If a numeric value is given, the value replaces missing values after standardizing the data. However, when standardization is not mandatory, you can specify the REPONLY option with the MISSING= option to suppress standardization for cases in which you want only to replace missing values.

If the NOSTD option is specified, there is no standardization, but missing values are replaced by the corresponding location measures or by the numeric value of the MISSING= option. See the section Missing Values for details about missing values replacement with and without standardization.

ORDER=ASCENDING | DESCENDING | ASCFORMATTED | DESFORMATTED | DSORDER
ORDER=ASC | DESC | ASCFMT | DESFMT | DATA

specifies the order for assigning score to ordinal variables. The value for the ORDER= option can be one of the following:

ASCENDING

scores are assigned in lowest-to-highest order of unformatted values.

DESCENDING

scores are assigned in highest-to-lowest order of unformatted values.

ASCFORMATTED

scores are assigned in ascending order by their formatted values. This option can be applied to character variables only, since unformatted values are always used for numeric variables.

DESFORMATTED

scores are assigned in descending order by their formatted values. This option can be applied to character variables only, since unformatted values are always used for numeric variables.

DSORDER

scores are assigned according to the order of their appearance in the input data set.
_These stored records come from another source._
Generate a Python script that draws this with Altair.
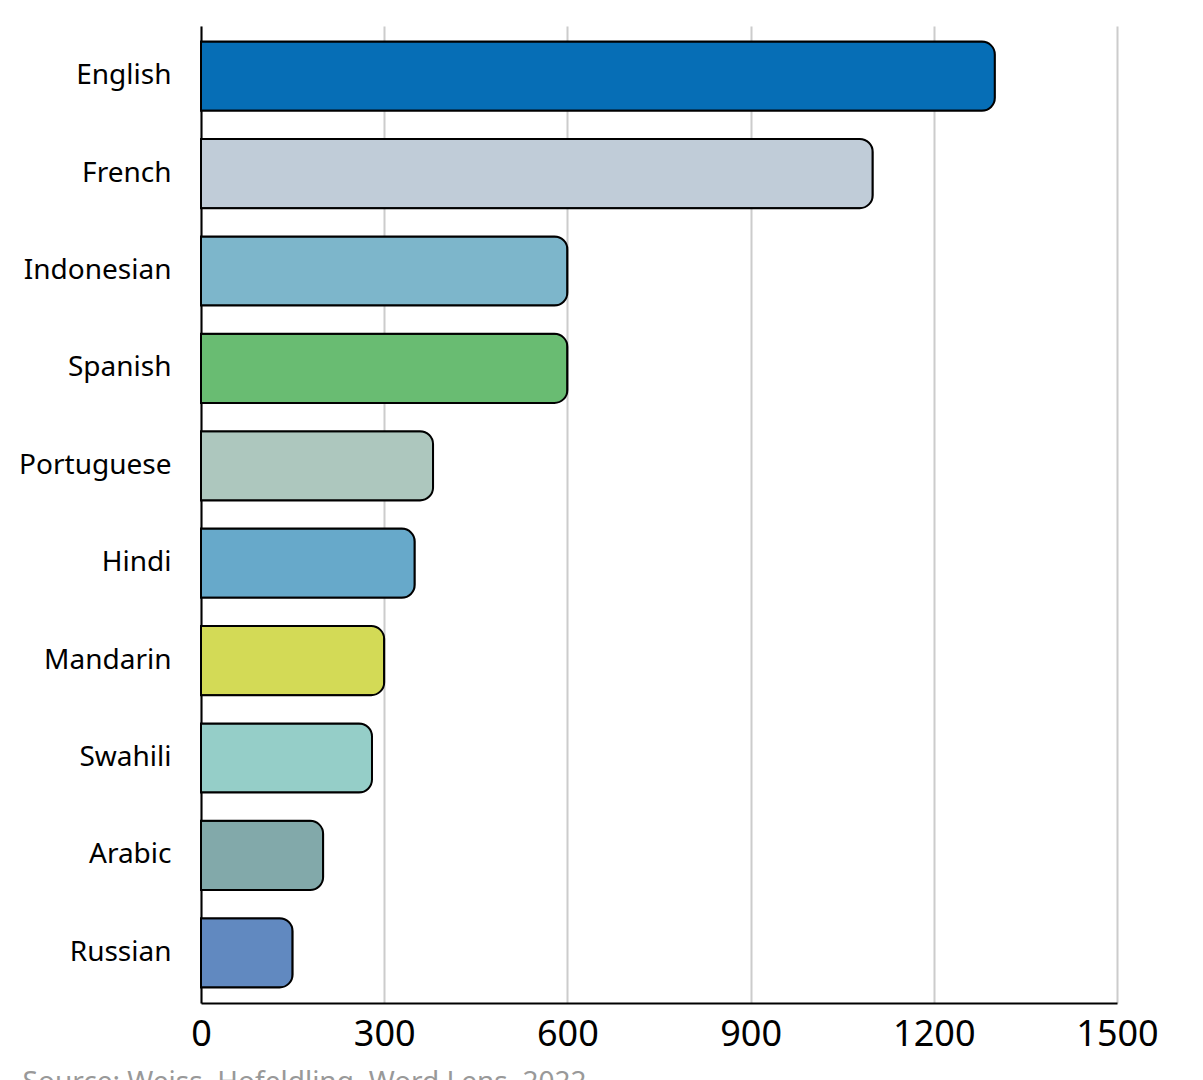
import altair as alt
import pandas as pd

languages = ["English", "French", "Indonesian", "Spanish", "Portuguese",
             "Hindi", "Mandarin", "Swahili", "Arabic", "Russian"]
values = [1300, 1100, 600, 600, 380, 350, 300, 280, 200, 150]
colors = ["#066eb6", "#c0ccd8", "#7db6cb", "#69bc72", "#adc7be",
          "#67a9ca", "#d3da56", "#95cec8", "#82a9aa", "#6189c0"]
x_ticks = [0, 300, 600, 900, 1200, 1500]
source = "Source: Weiss, Hofeldling, Word Lens, 2022"

df = pd.DataFrame({"language": languages, "value": values, "color": colors})

FONT = "Noto Sans"

chart = alt.Chart(df).mark_bar(
    stroke="black", strokeWidth=2, cornerRadiusEnd=13
).encode(
    y=alt.Y("language:N", sort=languages, title=None,
            scale=alt.Scale(paddingInner=0.29, paddingOuter=0.16),
            axis=alt.Axis(domainColor="black", domainWidth=2, ticks=False,
                          labelFontSize=28, labelFont=FONT, labelColor="black",
                          labelPadding=30, grid=False)),
    x=alt.X("value:Q", title=None,
            scale=alt.Scale(domain=[0, 1500], nice=False),
            axis=alt.Axis(values=x_ticks, format="d", domainColor="black",
                          domainWidth=2, ticks=False, labelFontSize=36,
                          labelFont=FONT, labelColor="black", labelPadding=14,
                          grid=True, gridColor="#cccccc", gridWidth=2,
                          labelFlush=False)),
    fill=alt.Fill("color:N", scale=None),
).properties(
    width=916, height=977,
    title=alt.TitleParams(source, orient="bottom", anchor="start",
                          fontSize=28, font=FONT, fontWeight="normal",
                          color="#999999", offset=17, dx=4),
    padding={"top": 18, "left": 10, "right": 5, "bottom": 5},
).configure_view(stroke=None)

chart.save("out.html", embed_options={"renderer": "svg", "actions": False})
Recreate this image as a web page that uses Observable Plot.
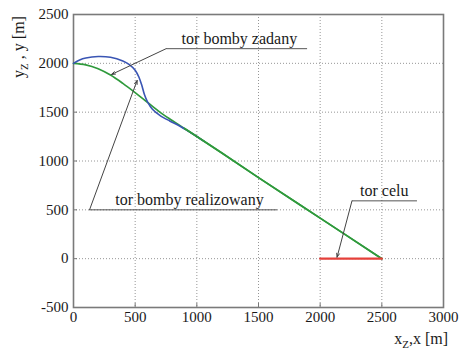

The default value is ASCENDING.

WEIGHTS=weight-list

specifies a list of values for weighting individual variables while computing the proximity. Values in this list can be separated by blanks or commas. You can include one or more items of the form start TO stop BY increment. This list should contain at least one weight. The maximum number of weights you can list is equal to the number of variables. If the number of weights is less than the number of variables, the last value in the weight-list is used for the rest of the variables; conversely, if the number of weights is greater than the number of variables, the trailing weights are discarded.

The default value is 1.